Author: Lucy McDiarmid Publisher: Cornell University Press ISBN: 1501728695 Category : History Languages : en Pages : 302
Book Description
Controversies are high drama: in them people speak lines as colorful and passionate as any recited on stage. In the years before the 1916 Rising, public battles were fought in Ireland over French paintings, a maverick priest, Dublin slum children, and theatrical censorship. Controversy was "popular," wrote George Moore, especially "when accompanied with the breaking of chairs."In her new book, Lucy McDiarmid offers a witty and illuminating account of these and other controversies, antagonistic exchanges with no single or no obvious high ground. They merit attention, in her view, not because the Irish are more combative than other peoples, but because controversies functioned centrally in the debate over Irish national identity. They offered to everyone direct or vicarious involvement in public life: the question they articulated was not "Irish Ireland or English Ireland" but "whose Irish Ireland" would dominate when independence was finally achieved.The Irish Art of Controversy recovers the histories of "the man who died for the language," Father O'Hickey, who defied the bishops in his fight for Irish Gaelic; Lady Gregory and Bernard Shaw's defense of the Abbey Theatre against Dublin Castle; and the 1913 "Save the Dublin Kiddies" campaign, in which priests attacked socialists over custody of Catholic children.
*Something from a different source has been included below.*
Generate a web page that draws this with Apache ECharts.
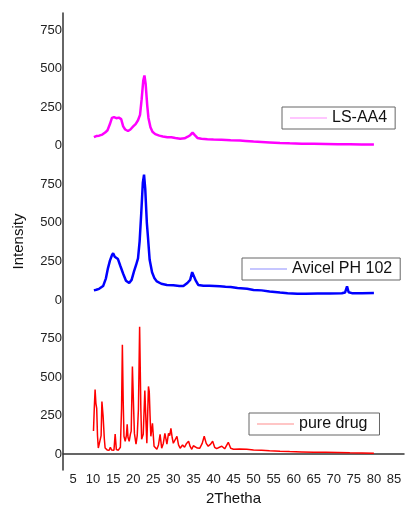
<!DOCTYPE html>
<html><head><meta charset="utf-8">
<script src="https://cdn.jsdelivr.net/npm/echarts@6/dist/echarts.min.js"></script>
<style>html,body{margin:0;padding:0;background:#fff}#c{width:407px;height:511px}</style>
</head><body><div id="c"></div>
<script>
// series names
const seriesNames = ['LS-AA4', 'Avicel PH 102', 'pure drug'];
// [2Theta, intensity]
const lsAA4 = [[10.2,55],[10.8,62],[11.5,65],[12.3,72],[13.0,85],[13.6,100],[14.2,140],[14.7,180],[15.2,185],[15.8,178],[16.4,182],[17.0,172],[17.5,125],[18.0,105],[18.7,95],[19.3,105],[20.0,125],[20.6,140],[21.2,165],[21.7,200],[22.1,300],[22.5,420],[22.8,455],[23.1,400],[23.5,260],[23.8,180],[24.3,120],[24.8,90],[25.5,75],[26.5,65],[27.4,60],[28.5,55],[29.5,55],[30.5,50],[31.7,45],[32.8,48],[33.6,58],[34.2,68],[34.8,85],[35.3,70],[36.0,50],[37.0,45],[38.5,42],[40,40],[42,38],[44.3,35],[46.6,33],[48,31],[50,27],[52,24],[54,21],[56.6,17],[59,15],[62,13],[65,12],[68,11],[71,10],[74,9],[77,8],[80,7]];
const avicel = [[10.2,62],[10.8,66],[11.5,72],[12.5,90],[13.2,140],[13.7,205],[14.2,255],[14.7,290],[15.0,303],[15.4,280],[15.8,285],[16.2,265],[16.8,220],[17.5,170],[18.2,125],[19.0,110],[19.6,130],[20.2,185],[20.7,225],[21.2,270],[21.6,380],[22.0,560],[22.4,760],[22.7,812],[23.0,720],[23.4,500],[23.7,400],[24.1,260],[24.7,180],[25.3,140],[25.9,120],[27,105],[28.4,97],[30,95],[31.5,90],[32.5,90],[33.5,110],[34.2,130],[34.7,180],[35.0,175],[35.6,125],[36.2,97],[37.5,92],[39,92],[41.6,88],[43,85],[44.3,84],[46,78],[48.4,72],[50,65],[52,62],[54,55],[56.6,48],[58.5,44],[60.9,40],[63,40],[66,42],[69,42],[72,43],[72.8,48],[73.3,88],[73.7,50],[74.5,44],[77,44],[80,45]];
const pureDrug = [[10.1,150],[10.3,300],[10.5,419],[10.7,330],[10.9,297],[11.1,120],[11.3,40],[11.7,32],[12.0,120],[12.2,342],[12.5,245],[12.8,100],[13.0,40],[13.5,28],[14.0,26],[14.3,45],[14.6,28],[15.2,26],[15.5,130],[15.8,30],[16.3,26],[16.8,45],[17.1,300],[17.3,710],[17.5,350],[17.7,116],[18.0,84],[18.3,120],[18.5,194],[18.7,110],[19.0,84],[19.3,130],[19.5,150],[19.8,568],[20.1,300],[20.3,135],[20.7,65],[21.0,120],[21.3,290],[21.6,826],[21.9,300],[22.1,97],[22.5,130],[22.9,413],[23.2,200],[23.4,71],[23.6,250],[23.8,439],[24.0,406],[24.2,250],[24.4,116],[24.8,200],[25.2,52],[25.9,32],[26.3,60],[26.7,129],[27.1,39],[27.5,70],[27.9,135],[28.4,65],[28.8,135],[29.1,120],[29.4,168],[29.7,110],[30.0,71],[30.4,80],[30.9,116],[31.3,60],[31.7,39],[32.3,60],[32.8,45],[33.3,70],[33.8,84],[34.2,50],[34.6,32],[35.0,55],[35.4,65],[36.0,40],[36.6,39],[37.2,70],[37.7,116],[38.2,70],[38.7,52],[39.3,65],[39.8,84],[40.3,45],[40.8,36],[41.5,45],[42.1,52],[42.8,35],[43.7,77],[44.3,39],[45,32],[46.5,34],[48.3,32],[50,28],[52,25],[54,22],[56.6,19],[59,17],[62,15],[65,13],[68,12],[71,11],[74,9],[77,8],[80,6]];
// vertical stacking offsets
const offsets = [2000, 1000, 0];
const xTicks = [5,10,15,20,25,30,35,40,45,50,55,60,65,70,75,80,85];
const yTicks = [0,250,500,750,1000,1250,1500,1750,2000,2250,2500,2750];
const colors = ['#ff00ff', '#0000ff', '#ff0000'];

const font = 'Liberation Sans, Arial, sans-serif';
const raw = [lsAA4, avicel, pureDrug];
const widths = [2.5, 2.5, 1.5];

const chart = echarts.init(document.getElementById('c'));
const legendPos = [[282,107],[242,258],[249,413]];
const legendRightPad = [8, 8, 12];
chart.setOption({
  animation: false,
  grid: {left: 63, right: 3, top: 13, bottom: 37},
  xAxis: {
    type: 'value', min: 2.5, max: 87.5,
    name: '2Thetha', nameLocation: 'middle', nameGap: 19,
    nameTextStyle: {fontSize: 15, color: '#111', fontFamily: font},
    axisLine: {lineStyle: {color: '#333', width: 1.5}},
    axisTick: {show: false},
    splitLine: {show: false},
    axisLabel: {customValues: xTicks, fontSize: 13, color: '#222', fontFamily: font, margin: 3}
  },
  yAxis: {
    type: 'value', min: -103, max: 2860,
    name: 'Intensity', nameLocation: 'middle', nameGap: 37,
    nameTextStyle: {fontSize: 15, color: '#111', fontFamily: font},
    axisLine: {show: true, lineStyle: {color: '#333', width: 1.5}},
    axisTick: {show: false},
    splitLine: {show: false},
    axisLabel: {customValues: yTicks, fontSize: 13, color: '#222', fontFamily: font, margin: 1,
      formatter: v => String(v % 1000)}
  },
  legend: seriesNames.map((n, i) => ({
    data: [n], left: legendPos[i][0], top: legendPos[i][1],
    borderColor: '#666', borderWidth: 1, padding: [3, legendRightPad[i], 3, 8],
    icon: 'rect', itemWidth: 37, itemHeight: 1, itemGap: 0,
    itemStyle: {opacity: 0.45},
    textStyle: {fontSize: 16, color: '#111', fontFamily: font, lineHeight: 16}
  })),
  series: seriesNames.map((n, i) => ({
    name: n, type: 'line', symbol: 'none',
    data: raw[i].map(p => [p[0], p[1] + offsets[i]]),
    lineStyle: {color: colors[i], width: widths[i]},
    itemStyle: {color: colors[i]}
  }))
});
</script></body></html>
The notorious Roger Casement—British consul, Irish rebel, humanitarian, poet—forms the subject of the last chapter, which offers the definitive commentary on the long-lasting controversy over his diaries.McDiarmid's use of archival sources, especially little-known private letters, indicates the way intimate exchanges, as well as cartoons, ballads, and editorials, may exist within a public narrative. In its original treatment of the rich material Yeats called "intemperate speech," The Irish Art of Controversy suggests new ways of thinking about modern Ireland and about controversy's bluff, bravado, and improvisational flair.